Chloe + Mason: Why a High Score Cannot Settle Pronunciation

A case study of Masloe and the gap between visible character structure and a natural spoken name.

Reviewed by Ship Name Lab Research Desk · 2026-07-12

The review question

What should a reviewer do when a candidate is balanced on paper but its spoken boundary is uncertain?

Inputs

Chloe + Mason

Top candidate

Masloe

Structural score

97

Engine result

Pass

What the result shows

The production engine currently ranks Masloe first. Mas comes from Mason and loe preserves a substantial part of Chloe, so the candidate is compact and balanced by the lab's character-based measures.

The written result does not tell a reader whether loe should sound like the end of Chloe, like the English word low, or in another way. The engine deliberately has no phonetic dictionary, accent model, or language claim that could resolve that question.

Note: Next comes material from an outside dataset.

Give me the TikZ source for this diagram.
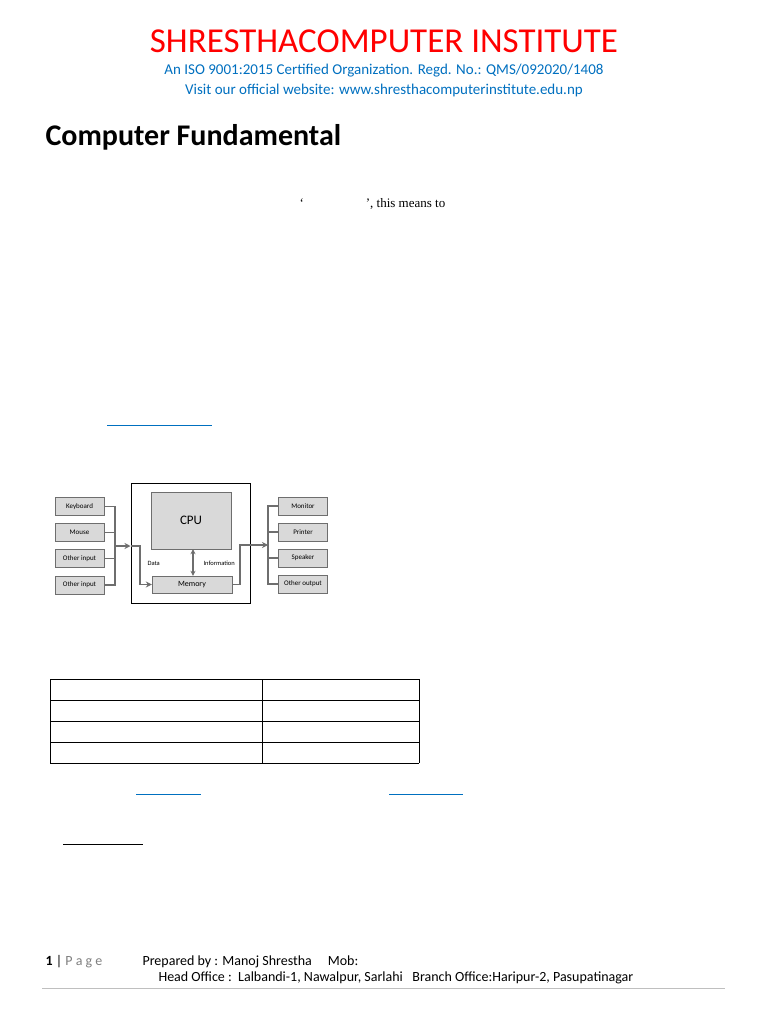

An earlier engine favored a longer fragment beginning with a difficult written consonant sequence. The benchmark helped expose that failure and led to a narrow heuristic change, but the new result still requires speech testing.

Human checks before use

  1. Show Masloe to several readers without the source names and record their first pronunciation.
  2. Compare it with Chason, Chlason, and the full Chloe/Mason form instead of trusting rank one.
  3. Reject the blend if the intended audience repeatedly hesitates or cannot recover both sources.

Editorial verdict

Masloe passes the structural benchmark, but this is intentionally not a linguistic pass. Human pronunciation evidence should decide whether it is usable.